_PROVIDED RECORDS_
☆ ☆ ☆ ☆ ☆

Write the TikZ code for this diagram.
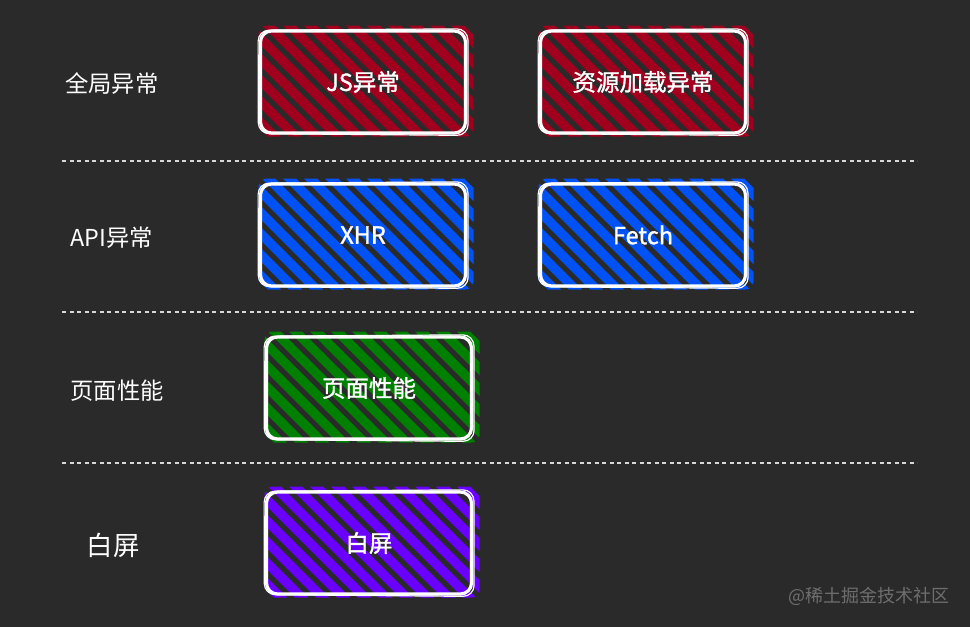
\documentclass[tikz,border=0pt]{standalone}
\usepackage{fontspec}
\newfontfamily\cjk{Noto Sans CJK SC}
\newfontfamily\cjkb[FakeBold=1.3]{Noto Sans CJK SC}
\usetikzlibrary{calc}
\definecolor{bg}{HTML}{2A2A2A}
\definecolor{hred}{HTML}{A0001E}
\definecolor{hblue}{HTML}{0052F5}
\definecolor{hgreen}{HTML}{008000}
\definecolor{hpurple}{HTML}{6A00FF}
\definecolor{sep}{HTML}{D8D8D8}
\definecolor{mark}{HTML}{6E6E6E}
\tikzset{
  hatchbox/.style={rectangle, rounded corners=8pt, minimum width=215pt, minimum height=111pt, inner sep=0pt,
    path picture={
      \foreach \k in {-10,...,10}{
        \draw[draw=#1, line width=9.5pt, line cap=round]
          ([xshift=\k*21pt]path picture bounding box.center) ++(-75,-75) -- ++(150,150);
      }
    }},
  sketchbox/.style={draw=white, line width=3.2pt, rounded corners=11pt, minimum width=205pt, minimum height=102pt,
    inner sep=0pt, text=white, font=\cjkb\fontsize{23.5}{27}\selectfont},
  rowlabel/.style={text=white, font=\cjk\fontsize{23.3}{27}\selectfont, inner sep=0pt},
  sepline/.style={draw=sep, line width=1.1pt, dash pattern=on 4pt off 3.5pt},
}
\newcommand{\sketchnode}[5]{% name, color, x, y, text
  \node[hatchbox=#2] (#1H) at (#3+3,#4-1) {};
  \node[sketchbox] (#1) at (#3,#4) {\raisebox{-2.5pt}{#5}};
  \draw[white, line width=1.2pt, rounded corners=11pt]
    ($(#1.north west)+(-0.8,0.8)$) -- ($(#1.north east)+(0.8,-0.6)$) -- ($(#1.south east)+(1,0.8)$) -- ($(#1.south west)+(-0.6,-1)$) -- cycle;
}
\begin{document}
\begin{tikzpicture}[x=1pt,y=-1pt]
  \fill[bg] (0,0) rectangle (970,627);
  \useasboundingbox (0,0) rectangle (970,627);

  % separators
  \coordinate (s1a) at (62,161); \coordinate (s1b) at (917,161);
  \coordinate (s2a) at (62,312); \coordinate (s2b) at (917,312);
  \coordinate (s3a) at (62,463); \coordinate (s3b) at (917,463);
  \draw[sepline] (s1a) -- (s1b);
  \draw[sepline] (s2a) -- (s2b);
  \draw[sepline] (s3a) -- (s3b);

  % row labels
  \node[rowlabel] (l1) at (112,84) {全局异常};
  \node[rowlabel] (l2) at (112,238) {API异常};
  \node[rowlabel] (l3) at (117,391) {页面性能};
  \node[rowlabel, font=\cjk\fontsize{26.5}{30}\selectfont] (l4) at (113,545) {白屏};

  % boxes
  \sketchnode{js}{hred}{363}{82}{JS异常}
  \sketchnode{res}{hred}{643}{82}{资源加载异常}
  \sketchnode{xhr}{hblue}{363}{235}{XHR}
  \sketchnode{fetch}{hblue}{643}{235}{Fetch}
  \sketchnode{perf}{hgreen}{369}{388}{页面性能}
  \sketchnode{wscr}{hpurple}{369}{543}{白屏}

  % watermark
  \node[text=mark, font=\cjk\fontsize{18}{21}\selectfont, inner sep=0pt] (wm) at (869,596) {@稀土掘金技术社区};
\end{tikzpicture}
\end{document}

☆ ☆ ☆ ☆ ☆

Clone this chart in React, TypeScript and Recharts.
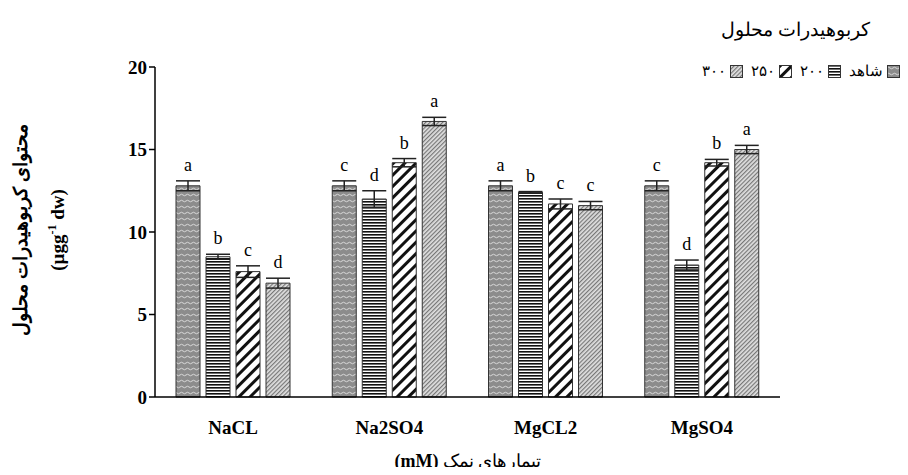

☆ ☆ ☆ ☆ ☆

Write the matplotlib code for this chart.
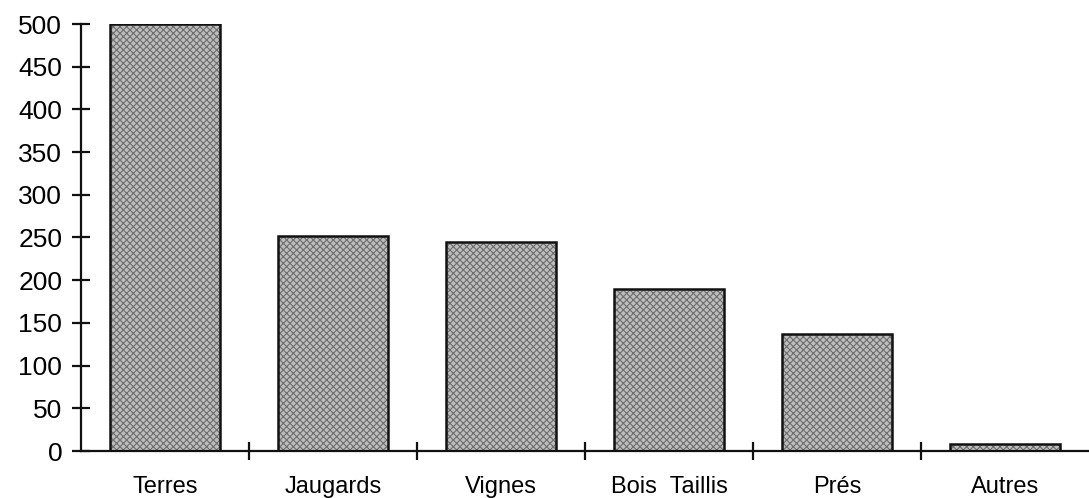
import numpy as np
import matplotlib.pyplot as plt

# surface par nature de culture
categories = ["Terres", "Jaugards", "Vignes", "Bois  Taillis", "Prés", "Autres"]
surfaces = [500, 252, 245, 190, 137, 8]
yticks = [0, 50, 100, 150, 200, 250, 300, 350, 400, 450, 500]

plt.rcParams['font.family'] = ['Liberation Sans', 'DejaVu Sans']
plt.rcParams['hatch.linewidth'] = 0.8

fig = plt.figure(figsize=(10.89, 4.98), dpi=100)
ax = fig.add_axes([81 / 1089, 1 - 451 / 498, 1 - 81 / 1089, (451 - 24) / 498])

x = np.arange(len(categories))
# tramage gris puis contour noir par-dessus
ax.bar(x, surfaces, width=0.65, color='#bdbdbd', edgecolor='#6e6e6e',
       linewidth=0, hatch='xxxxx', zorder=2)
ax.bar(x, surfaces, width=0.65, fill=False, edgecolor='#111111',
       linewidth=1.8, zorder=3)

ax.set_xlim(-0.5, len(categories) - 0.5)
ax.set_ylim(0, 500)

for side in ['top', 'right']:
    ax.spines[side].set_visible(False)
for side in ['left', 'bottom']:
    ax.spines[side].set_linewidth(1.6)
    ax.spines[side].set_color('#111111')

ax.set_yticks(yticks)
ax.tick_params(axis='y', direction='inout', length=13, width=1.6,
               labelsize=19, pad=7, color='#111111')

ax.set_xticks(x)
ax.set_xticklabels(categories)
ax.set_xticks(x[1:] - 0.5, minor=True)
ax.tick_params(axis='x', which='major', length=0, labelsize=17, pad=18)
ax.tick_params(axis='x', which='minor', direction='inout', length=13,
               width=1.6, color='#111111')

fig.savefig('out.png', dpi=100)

☆ ☆ ☆ ☆ ☆

_WORK TO DO_
Begin with the line where "Write the matplotlib code for this chart." appears and end with the line where "import matplotlib.pyplot as plt" appears. Copy only that stretch, exactly, with no pictures.

_TASK RESULT_
Write the matplotlib code for this chart.
import numpy as np
import matplotlib.pyplot as plt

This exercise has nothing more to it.